Third-party affidavits deserve special attention when photos are scarce. These are sworn written statements from friends or family members who have personally witnessed your relationship. Each affidavit should include the writer’s full name, address, date and place of birth, their relationship to you, and a detailed explanation of what they’ve observed about your marriage.6eCFR. 8 CFR 216.4 Vague statements like “they seem happy together” carry little weight. Specific details about attending your wedding, visiting your shared home, or spending holidays together are what officers find credible.

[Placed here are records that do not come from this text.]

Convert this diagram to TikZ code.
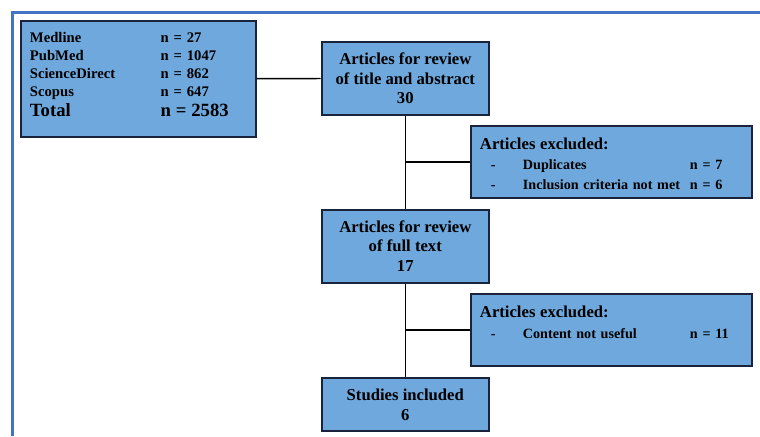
\documentclass[tikz,border=0pt]{standalone}
\usepackage{fontspec}
\setmainfont{Liberation Serif}
\setlength{\tabcolsep}{0pt}
\newcommand{\bigtext}{\fontsize{14}{16}\selectfont}
\newcommand{\headtext}{\fontsize{12.5}{15}\selectfont}
\definecolor{boxfill}{RGB}{111,168,220}
\definecolor{boxline}{RGB}{25,35,60}
\definecolor{frameblue}{RGB}{68,114,196}
\tikzset{
  box/.style={draw=boxline, line width=1.5pt, fill=boxfill},
  midbox/.style={box, align=center, minimum width=125.5pt, minimum height=54.75pt,
    inner sep=0pt, font=\bfseries\fontsize{12.5}{14.6}\selectfont},
  exclbox/.style={box, inner xsep=6.75pt, inner ysep=0pt, text width=197pt,
    text height=17.6pt, text depth=36.6pt, font=\bfseries\fontsize{10.6}{14.5}\selectfont},
  link/.style={line width=1.1pt}
}
\begin{document}
\begin{tikzpicture}[x=0.75pt, y=-0.75pt]
    \useasboundingbox (0,0) rectangle (760,436);
    % Frame
    \draw[frameblue, line width=2.25pt] (12,436) -- (12,12) -- (760,12);
    % Databases
    \node[box, inner xsep=6.75pt, inner ysep=0pt, text width=162.5pt, text height=16.5pt,
      text depth=70.5pt, font=\bfseries\fontsize{11}{13.5}\selectfont] (src) at (138.3,78.7)
      {\begin{tabular}[t]{@{}p{98pt}l@{}}
        Medline & n = 27\\
        PubMed & n = 1047\\
        ScienceDirect & n = 862\\
        Scopus & n = 647\\[1.3pt]
        \bigtext Total & \bigtext n = 2583
      \end{tabular}};
    % Screening
    \node[midbox] (title) at (405.3,78.5) {Articles for review\\of title and abstract\\30};
    \node[exclbox] (excl1) at (611.3,161.8)
      {\begin{tabular}[t]{@{\hspace{8.25pt}}p{24pt}p{125.25pt}l@{}}
        \multicolumn{3}{@{}l@{}}{\headtext Articles excluded:}\\[1pt]
        - & Duplicates & n = 7\\
        - & Inclusion criteria not met & n = 6
      \end{tabular}};
    % Eligibility
    \node[midbox] (full) at (405.3,246) {Articles for review\\of full text\\17};
    \node[exclbox] (excl2) at (611.3,330)
      {\begin{tabular}[t]{@{\hspace{8.25pt}}p{24pt}p{125.25pt}l@{}}
        \multicolumn{3}{@{}l@{}}{\headtext Articles excluded:}\\[1pt]
        - & Content not useful & n = 11
      \end{tabular}};
    % Included
    \node[midbox, minimum height=39.75pt] (incl) at (405.3,404.7) {Studies included\\6};
    % Links
    \draw[link] (src.east) -- (title.west);
    \draw[link] (title.south) -- (full.north);
    \draw[link] (full.south) -- (incl.north);
    \draw[link] (excl1.west) -- (excl1.west -| title.south);
    \draw[link] (excl2.west) -- (excl2.west -| full.south);
\end{tikzpicture}
\end{document}
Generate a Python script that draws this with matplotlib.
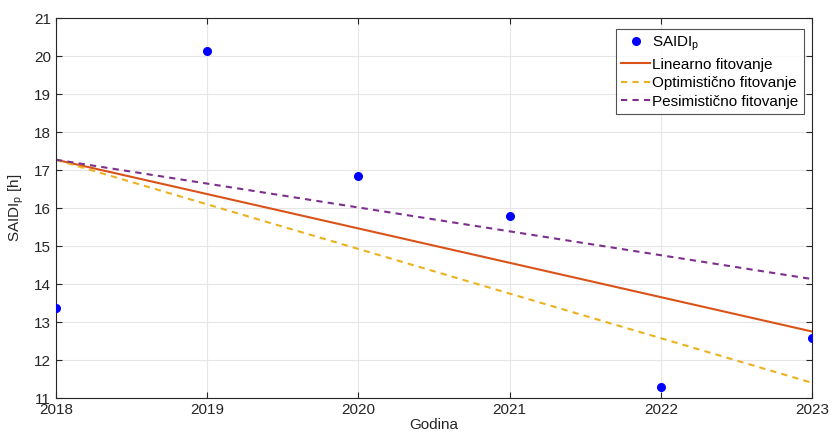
import matplotlib
matplotlib.use("Agg")
import matplotlib.pyplot as plt
import numpy as np

plt.rcParams['font.family'] = ['Liberation Sans', 'DejaVu Sans']

years = [2018, 2019, 2020, 2021, 2022, 2023]
saidi = [13.37, 20.14, 16.85, 15.79, 11.29, 12.58]

fit_start = [17.27, 17.27, 17.27]          # linear, optimistic, pessimistic at 2018
fit_end = [12.75, 11.40, 14.13]            # at 2023
fit_names = ['Linearno fitovanje', 'Optimistično fitovanje', 'Pesimistično fitovanje']
fit_colors = ['#D95319', '#EDB120', '#7E2F8E']
fit_styles = ['-', '--', '--']

fig = plt.figure(figsize=(8.32, 4.41), dpi=100)
ax = fig.add_axes([56/832, 43/441, 756/832, 380/441])

ax.plot(years, saidi, 'o', color='#0000FF', markersize=5.5, label='SAIDI$_\\mathregular{p}$', zorder=5)
xf = np.array([years[0], years[-1]])
for s, e, n, c, ls in zip(fit_start, fit_end, fit_names, fit_colors, fit_styles):
    ax.plot(xf, [s, e], ls, color=c, linewidth=1.5, label=n, dashes=(3, 2.5) if ls == '--' else (None, None))

ax.set_xlim(2018, 2023)
ax.set_ylim(11, 21)
ax.set_xticks(years)
ax.set_yticks(range(11, 22))
ax.grid(True, color='#E6E6E6', linewidth=0.8)
ax.set_axisbelow(True)
for sp in ax.spines.values():
    sp.set_color('#262626')
    sp.set_linewidth(0.8)
ax.tick_params(direction='in', length=4, labelsize=11, colors='#262626', top=True, right=True,
               labeltop=False, labelright=False)
ax.set_xlabel('Godina', fontsize=11, color='#262626', labelpad=1)
ax.set_ylabel('SAIDI$_\\mathregular{p}$ [h]', fontsize=11, color='#262626', labelpad=6)

leg = ax.legend(loc='upper right', bbox_to_anchor=(1 - 8/756, 1 - 11/380), fontsize=11, frameon=True,
                fancybox=False, edgecolor='#262626',
                borderpad=0.35, handlelength=1.9, handletextpad=0.15, labelspacing=0.3,
                borderaxespad=0.0)
leg.get_frame().set_linewidth(0.8)

fig.savefig('out.png', dpi=100)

Foreign Language Text in Photos

If your photos contain visible foreign-language text, or if your captions include words in a language other than English, you may need to address translation requirements. Any document submitted to USCIS that contains foreign language must be accompanied by a full certified English translation. The translator must certify that the translation is complete and accurate, and that they are competent to translate from that language into English.5U.S. Citizenship and Immigration Services. Tips for Filing Forms Online

In practice, incidental foreign text visible within a photo, like a street sign in the background, usually isn’t an issue. But if you’re including documents alongside your photos, such as event invitations, certificates, or letters written in another language, those do need certified translations. Write all captions in English to avoid any complications, even if the event took place in another country.

Keeping Your Own Records

Regardless of how you submit your photos, keep a complete duplicate set. If you filed online, save the PDF and a backup of every original image file. If you mailed physical copies, keep the originals plus a photocopy of everything you sent, including your caption sheets. Immigration cases can span years, and you may need to reference or resubmit evidence for a later petition, a follow-up interview, or a removal of conditions filing. Having an organized archive means you won’t scramble to reconstruct your evidence package from memory.